Had this been told to me in mid-Febuary when Madden was still rusty, I would have ground my teeth a bit. The takeaway from this season was that scoring is an issue, and potentially dressing Madden in favor of a more established scorer like Santorelli or even Bradley would have rubbed many in the wrong direction. It took a while to realize early on(it became apparent in the playoffs) that Madden brings characteristics to the Panthers that don't necessarily show up on the scoreboard. Madden isn't a one-trick pony like some of his benched teammates have been, Madden doesn't score but he drives play on his line to open up chances. Madden is defensively responsible, he's an important cog in the penalty kill and brings perhaps the most valuable asset head coach Kevin Dineen needs; extra leadership to unite his team. Madden may have helped re-establish the old brand of Panthers hockey(the resilient one, not the stumble down the stretch kind that nearly cost them their date with the Devils) during the most important time of the season, the playoffs. And we all witnessed the encouraging results.

When lovable but incredibly clumsy teammate Tomas Kopecky collided with Madden in a dreadful first period of Game Seven, you could almost point to that as Madden's final shift in the NHL. But even at the ripe old hockey age of 39, Madden would step back onto the bench with gashes stretching from the bridge of his nose to under his left eye and play another 11 minutes over 3 periods as the Panthers ultimately lost in double overtime. He gave his teammates something to rally behind and eventually force overtime in a game that could have ended horribly. Madden is a leader by nature, a well liked teammate and like Smithson; a coach's dream player.

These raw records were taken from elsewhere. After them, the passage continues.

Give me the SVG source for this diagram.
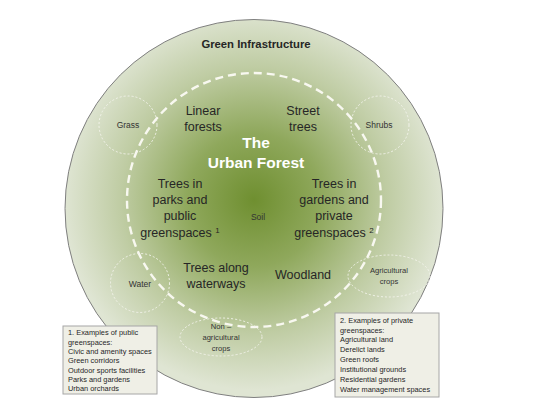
<svg xmlns="http://www.w3.org/2000/svg" width="533" height="400" viewBox="0 0 533 400">
<defs>
<radialGradient id="g" cx="254" cy="200" r="190" gradientUnits="userSpaceOnUse">
<stop offset="0" stop-color="#6f8f30"/>
<stop offset="0.35" stop-color="#8fa85c"/>
<stop offset="0.7" stop-color="#bfcca3"/>
<stop offset="1" stop-color="#dfe5d3"/>
</radialGradient>
</defs>
<style>
text{font-family:"Liberation Sans",Arial,sans-serif;fill:#262626;text-anchor:middle}
.big{font-size:12.5px}
.sm{font-size:8.5px;fill:#333}
.xs{font-size:7.6px;fill:#333}
.box{fill:#efefe6;stroke:#a6a6a6;stroke-width:1}
.bt{font-size:7.4px;text-anchor:start;fill:#262626}
.sub{fill:none;stroke:#f4f4ec;stroke-width:0.9;stroke-dasharray:2 2}
</style>
<rect width="533" height="400" fill="#fff"/>
<g id="green-infrastructure">
<circle cx="254" cy="208.5" r="189" fill="url(#g)" stroke="#7f7f7f" stroke-width="1"/>
<text x="256" y="48" style="font-size:11.3px;font-weight:bold">Green Infrastructure</text>
</g>
<g id="urban-forest">
<circle cx="254" cy="200" r="127" fill="none" stroke="#f8f8f0" stroke-width="2.4" stroke-dasharray="8 5"/>
<text x="256" y="148" style="font-size:15.5px;font-weight:bold;fill:#fff">The</text>
<text x="256" y="168" style="font-size:15.5px;font-weight:bold;fill:#fff">Urban Forest</text>
</g>
<g id="linear-forests"><text class="big" x="203" y="115">Linear</text><text class="big" x="203" y="131">forests</text></g>
<g id="street-trees"><text class="big" x="303" y="115">Street</text><text class="big" x="303" y="131">trees</text></g>
<g id="public-trees"><text class="big" x="180" y="188">Trees in</text><text class="big" x="180" y="204">parks and</text><text class="big" x="180" y="220">public</text><text class="big" x="180" y="237">greenspaces <tspan style="font-size:8px" dy="-4">1</tspan></text></g>
<g id="private-trees"><text class="big" x="334" y="188">Trees in</text><text class="big" x="334" y="204">gardens and</text><text class="big" x="334" y="220">private</text><text class="big" x="334" y="237">greenspaces <tspan style="font-size:8px" dy="-4">2</tspan></text></g>
<g id="soil"><text class="sm" x="258" y="220">Soil</text></g>
<g id="waterways"><text class="big" x="216" y="272">Trees along</text><text class="big" x="216" y="288">waterways</text></g>
<g id="woodland"><text class="big" x="303" y="279">Woodland</text></g>
<g id="grass"><circle class="sub" cx="128" cy="125" r="29"/><text class="sm" x="128" y="128">Grass</text></g>
<g id="shrubs"><circle class="sub" cx="380" cy="125" r="29"/><text class="sm" x="379" y="128">Shrubs</text></g>
<g id="water"><circle class="sub" cx="140" cy="283" r="29.5"/><text class="sm" x="140" y="287">Water</text></g>
<g id="agri"><ellipse class="sub" cx="389" cy="276" rx="41" ry="21"/><text class="xs" x="389" y="273">Agricultural</text><text class="xs" x="389" y="284">crops</text></g>
<g id="non-agri"><ellipse class="sub" cx="221" cy="337" rx="41" ry="19"/><text class="xs" x="221" y="329">Non –</text><text class="xs" x="221" y="340">agricultural</text><text class="xs" x="221" y="351">crops</text></g>
<g id="public-box">
<rect class="box" x="63" y="326" width="94" height="68"/>
<text class="bt" x="68" y="335">1. Examples of public</text>
<text class="bt" x="68" y="344.5">greenspaces:</text>
<text class="bt" x="68" y="354">Civic and amenity spaces</text>
<text class="bt" x="68" y="363.3">Green corridors</text>
<text class="bt" x="68" y="372.6">Outdoor sports facilities</text>
<text class="bt" x="68" y="382">Parks and gardens</text>
<text class="bt" x="68" y="391.3">Urban orchards</text>
</g>
<g id="private-box">
<rect class="box" x="335" y="313" width="104" height="84"/>
<text class="bt" x="340" y="322.5">2. Examples of private</text>
<text class="bt" x="340" y="332.5">greenspaces:</text>
<text class="bt" x="340" y="342.3">Agricultural land</text>
<text class="bt" x="340" y="352.2">Derelict lands</text>
<text class="bt" x="340" y="362">Green roofs</text>
<text class="bt" x="340" y="372">Institutional grounds</text>
<text class="bt" x="340" y="382">Residential gardens</text>
<text class="bt" x="340" y="391.5">Water management spaces</text>
</g>
<g id="connectors"></g>
</svg>
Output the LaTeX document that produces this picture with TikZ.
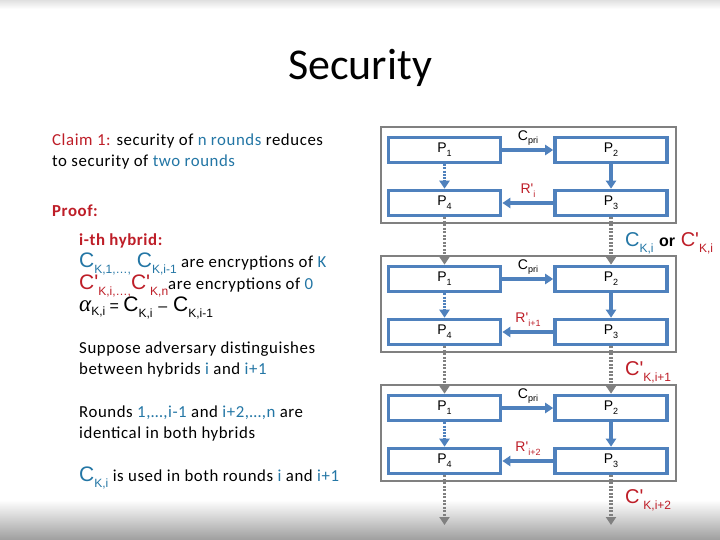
\documentclass[tikz,border=0pt]{standalone}
\usepackage{fontspec}
\setmainfont{Carlito}[LetterSpace=3.5]
\newfontfamily\titlef{Carlito}
\newfontfamily\arialf{Liberation Sans}
\newfontfamily\serf{Liberation Serif}
\usetikzlibrary{arrows.meta}
\definecolor{boxblue}{RGB}{79,129,189}
\definecolor{boxgray}{RGB}{128,128,128}
\definecolor{tred}{RGB}{190,30,40}
\definecolor{tblue}{RGB}{35,118,165}
\newcommand\dsub[1]{\raisebox{-0.5ex}{\fontsize{9}{9}\selectfont #1}}
\newcommand\bigC{\arialf\fontsize{21}{21}\selectfont C}
\newcommand\lsub[1]{\raisebox{-0.6ex}{\arialf\fontsize{12}{12}\selectfont #1}}
\begin{document}
\begin{tikzpicture}[x=1pt,y=-1pt,
  pbox/.style={draw=boxblue, line width=3.6pt, minimum width=112pt, minimum height=25pt, inner sep=0pt, font=\arialf\fontsize{14}{14}\selectfont},
  obox/.style={draw=boxgray, line width=2.4pt, minimum width=295pt, minimum height=96pt, inner sep=0pt},
  barrow/.style={draw=boxblue, line width=3.4pt, -{Triangle[length=8pt,width=10pt]}},
  bdot/.style={draw=boxblue, line width=3.4pt, dash pattern=on 2pt off 1.2pt, -{Triangle[length=8pt,width=10pt]}},
  garrow/.style={draw=boxgray, line width=3.4pt, dash pattern=on 2pt off 1.5pt, -{Triangle[length=8pt,width=10pt]}},
  lbl/.style={inner sep=0pt, font=\arialf\fontsize{14}{14}\selectfont},
  txt/.style={anchor=base west, inner sep=0pt, font=\fontsize{16.8}{20}\selectfont},
  ctxt/.style={anchor=west, inner sep=0pt, font=\arialf\fontsize{20}{20}\selectfont}
]
\useasboundingbox (0,0) rectangle (720,540);
\fill[white] (0,0) rectangle (720,540);
\shade[top color=black!12, bottom color=white] (0,0) rectangle (720,9);
\shade[top color=white, bottom color=black!38] (0,500) rectangle (720,540);

\node[inner sep=0pt, font=\titlef\fontsize{44}{44}\selectfont] (title) at (360,68) {Security};

% left text
\node[txt] (claimA) at (52,146) {\textcolor{tred}{Claim 1:} security of \textcolor{tblue}{n rounds} reduces};
\node[txt] (claimB) at (52,167) {to security of \textcolor{tblue}{two rounds}};
\node[txt] (proof) at (52,217) {\textcolor{tred}{\bfseries Proof:}};
\node[txt] (hyb) at (79,245) {\textcolor{tred}{\bfseries i-th hybrid:}};
\node[txt] (lineA) at (79,267) {\textcolor{tblue}{\bigC\lsub{K,1,…,} \bigC\lsub{K,i-1}} are encryptions of \textcolor{tblue}{K}};
\node[txt] (lineB) at (79,289) {\textcolor{tred}{\bigC'\lsub{K,i,…,}\bigC'\lsub{K,n}}are encryptions of \textcolor{tblue}{0}};
\node[txt] (lineC) at (79,311) {{\serf\itshape\fontsize{23}{23}\selectfont α}\lsub{K,i} {\arialf\fontsize{16}{16}\selectfont=} \bigC\lsub{K,i} {\arialf\fontsize{16}{16}\selectfont\textendash} \bigC\lsub{K,i-1}};
\node[txt] (supA) at (79,353) {Suppose adversary distinguishes};
\node[txt] (supB) at (79,374) {between hybrids \textcolor{tblue}{i} and \textcolor{tblue}{i+1}};
\node[txt] (rndA) at (79,417) {Rounds \textcolor{tblue}{1,…,i-1} and \textcolor{tblue}{i+2,…,n} are};
\node[txt] (rndB) at (79,438) {identical in both hybrids};
\node[txt] (used) at (79,481) {\textcolor{tblue}{\bigC\lsub{K,i}} is used in both rounds \textcolor{tblue}{i} and \textcolor{tblue}{i+1}};

% rounds
\foreach \k/\r/\dy in {1/i/0, 2/{i+1}/129, 3/{i+2}/258}{
  \node[obox] (box\k) at (528.5,175+\dy) {};
  \node[pbox] (pa\k) at (444.5,150+\dy) {P\dsub{1}};
  \node[pbox] (pb\k) at (611,150+\dy) {P\dsub{2}};
  \node[pbox] (pd\k) at (444.5,203+\dy) {P\dsub{4}};
  \node[pbox] (pc\k) at (611,203+\dy) {P\dsub{3}};
  \draw[barrow] (pa\k) -- (pb\k);
  \draw[barrow] (pb\k) -- (pc\k);
  \draw[barrow] (pc\k) -- (pd\k);
  \draw[bdot] (pa\k) -- (pd\k);
  \node[lbl] (cpri\k) at (528,138+\dy) {C\dsub{pri}};
  \node[lbl, text=tred] (rr\k) at (528,191+\dy) {R'\dsub{\r}};
}

\coordinate (endL) at (444.5,525);
\coordinate (endR) at (611,525);
\draw[garrow] (pd1) -- (pa2);
\draw[garrow] (pc1) -- (pb2);
\draw[garrow] (pd2) -- (pa3);
\draw[garrow] (pc2) -- (pb3);
\draw[garrow] (pd3) -- (endL);
\draw[garrow] (pc3) -- (endR);

\node[ctxt] (lab1) at (625,243) {\textcolor{tblue}{C\lsub{K,i}} {\bfseries\fontsize{16}{16}\selectfont or} \textcolor{tred}{C'\lsub{K,i}}};
\node[ctxt, text=tred] (lab2) at (625,372) {C'\lsub{K,i+1}};
\node[ctxt, text=tred] (lab3) at (625,500) {C'\lsub{K,i+2}};
\end{tikzpicture}
\end{document}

There really aren't any downsides to keeping Madden around for another year; he has indeed earned another contract in his short time in Florida and he brings all of the skills the Panthers need more of, save scoring. The fact is, the Panthers aren't simply going to explode into a scoring powerhouse because Bradley or Sturm are in rather than Madden. Likewise, the Panthers aren't going to slump because Madden is eating his 10 minutes a night on the grinding line. Scoring will be the most important factor to the Panthers success next year, but whether Madden is kept or not will be all but inconsequential to that figure. What could be affected by that loss is the little things and lockerroom leadership the captain-less Panthers need.

It all comes down to whether Madden wishes to stay, but from the drive he exhibited in the playoffs, I see no signs of him wanting out. If he does wish to come back, there are almost no reasons Dale Tallon would not pull the trigger on another contract for the battle-hardened veteran.